━━ Data lines

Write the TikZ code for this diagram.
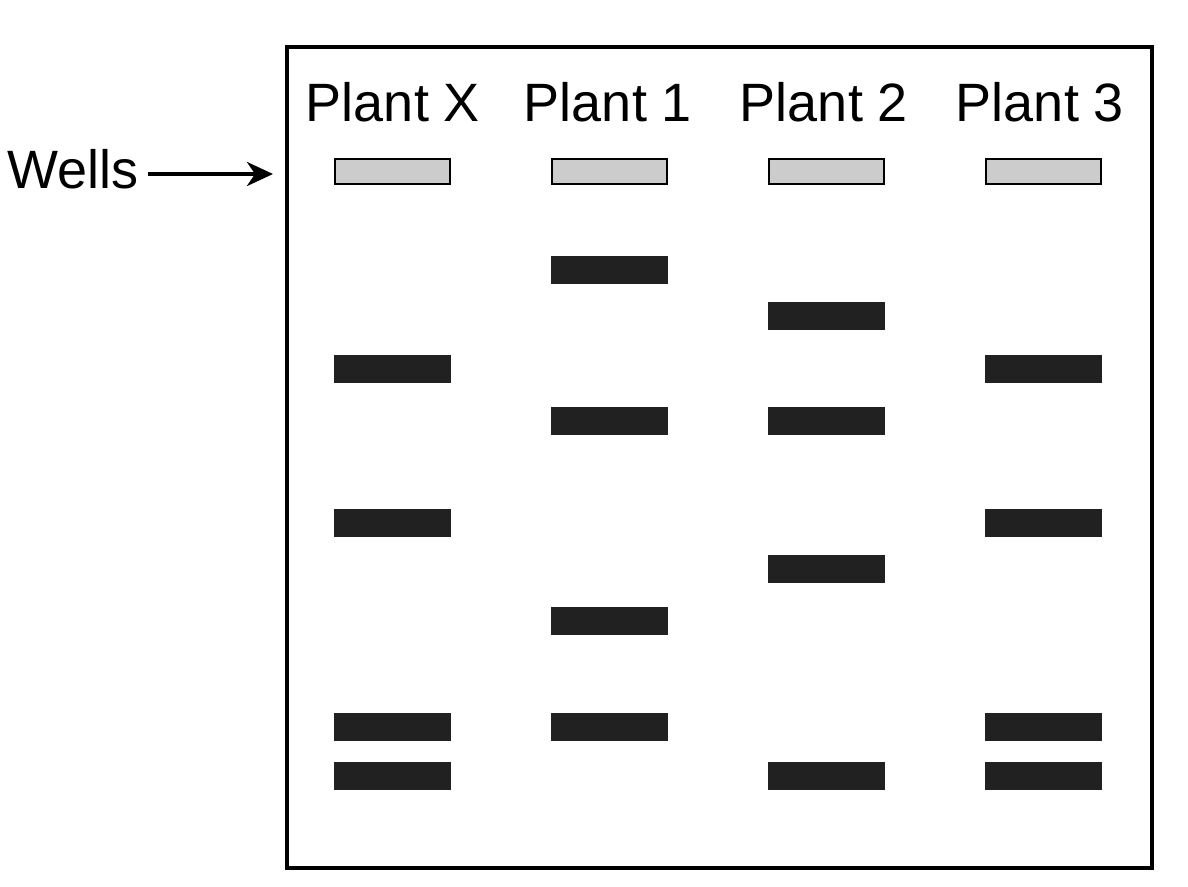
\documentclass[tikz,border=0pt]{standalone}
\usepackage{fontspec}
\setmainfont{Liberation Sans}
\usetikzlibrary{arrows.meta}
\begin{document}
\begin{tikzpicture}[x=1pt,y=-1pt,
  lbl/.style={font=\fontsize{54}{60}\selectfont, inner sep=0pt, anchor=base},
  well/.style={draw=black, line width=2pt, fill=black!20, minimum width=115pt, minimum height=25pt, inner sep=0pt},
  band/.style={fill=black!87, minimum width=117pt, minimum height=28pt, inner sep=0pt}]
\useasboundingbox (0,0) rectangle (1188,886);
\draw[line width=4pt] (287,47) rectangle (1152,868);
\node[lbl] (lx) at (393,121) {Plant X};
\node[lbl] (l1) at (608,121) {Plant 1};
\node[lbl] (l2) at (824,121) {Plant 2};
\node[lbl] (l3) at (1040,121) {Plant 3};
\node[lbl, anchor=base west] (wl) at (7,188) {Wells};
\coordinate (ae) at (273,174);
\draw[line width=4pt, -{Stealth[length=26pt,width=24pt,inset=8pt]}] (wl.east |- ae) ++(10,0) coordinate (as) -- (ae);
% wells
\node[well] (wx) at (392.5,171.5) {};
\node[well] (w1) at (609,171.5) {};
\node[well] (w2) at (826,171.5) {};
\node[well] (w3) at (1043,171.5) {};
% lane X
\node[band] (bx1) at (392.5,369) {};
\node[band] (bx2) at (392.5,523) {};
\node[band] (bx3) at (392.5,727) {};
\node[band] (bx4) at (392.5,776) {};
% lane 1
\node[band] (b11) at (609,270) {};
\node[band] (b12) at (609,421) {};
\node[band] (b13) at (609,621) {};
\node[band] (b14) at (609,727) {};
% lane 2
\node[band] (b21) at (826,316) {};
\node[band] (b22) at (826,421) {};
\node[band] (b23) at (826,569) {};
\node[band] (b24) at (826,776) {};
% lane 3
\node[band] (b31) at (1043,369) {};
\node[band] (b32) at (1043,523) {};
\node[band] (b33) at (1043,727) {};
\node[band] (b34) at (1043,776) {};
\end{tikzpicture}
\end{document}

━━━━

Directions for this task: Extract the full listing above verbatim; pictures are to be left out of the copy.

Exercise solution:
Write the TikZ code for this diagram.
\documentclass[tikz,border=0pt]{standalone}
\usepackage{fontspec}
\setmainfont{Liberation Sans}
\usetikzlibrary{arrows.meta}
\begin{document}
\begin{tikzpicture}[x=1pt,y=-1pt,
  lbl/.style={font=\fontsize{54}{60}\selectfont, inner sep=0pt, anchor=base},
  well/.style={draw=black, line width=2pt, fill=black!20, minimum width=115pt, minimum height=25pt, inner sep=0pt},
  band/.style={fill=black!87, minimum width=117pt, minimum height=28pt, inner sep=0pt}]
\useasboundingbox (0,0) rectangle (1188,886);
\draw[line width=4pt] (287,47) rectangle (1152,868);
\node[lbl] (lx) at (393,121) {Plant X};
\node[lbl] (l1) at (608,121) {Plant 1};
\node[lbl] (l2) at (824,121) {Plant 2};
\node[lbl] (l3) at (1040,121) {Plant 3};
\node[lbl, anchor=base west] (wl) at (7,188) {Wells};
\coordinate (ae) at (273,174);
\draw[line width=4pt, -{Stealth[length=26pt,width=24pt,inset=8pt]}] (wl.east |- ae) ++(10,0) coordinate (as) -- (ae);
% wells
\node[well] (wx) at (392.5,171.5) {};
\node[well] (w1) at (609,171.5) {};
\node[well] (w2) at (826,171.5) {};
\node[well] (w3) at (1043,171.5) {};
% lane X
\node[band] (bx1) at (392.5,369) {};
\node[band] (bx2) at (392.5,523) {};
\node[band] (bx3) at (392.5,727) {};
\node[band] (bx4) at (392.5,776) {};
% lane 1
\node[band] (b11) at (609,270) {};
\node[band] (b12) at (609,421) {};
\node[band] (b13) at (609,621) {};
\node[band] (b14) at (609,727) {};
% lane 2
\node[band] (b21) at (826,316) {};
\node[band] (b22) at (826,421) {};
\node[band] (b23) at (826,569) {};
\node[band] (b24) at (826,776) {};
% lane 3
\node[band] (b31) at (1043,369) {};
\node[band] (b32) at (1043,523) {};
\node[band] (b33) at (1043,727) {};
\node[band] (b34) at (1043,776) {};
\end{tikzpicture}
\end{document}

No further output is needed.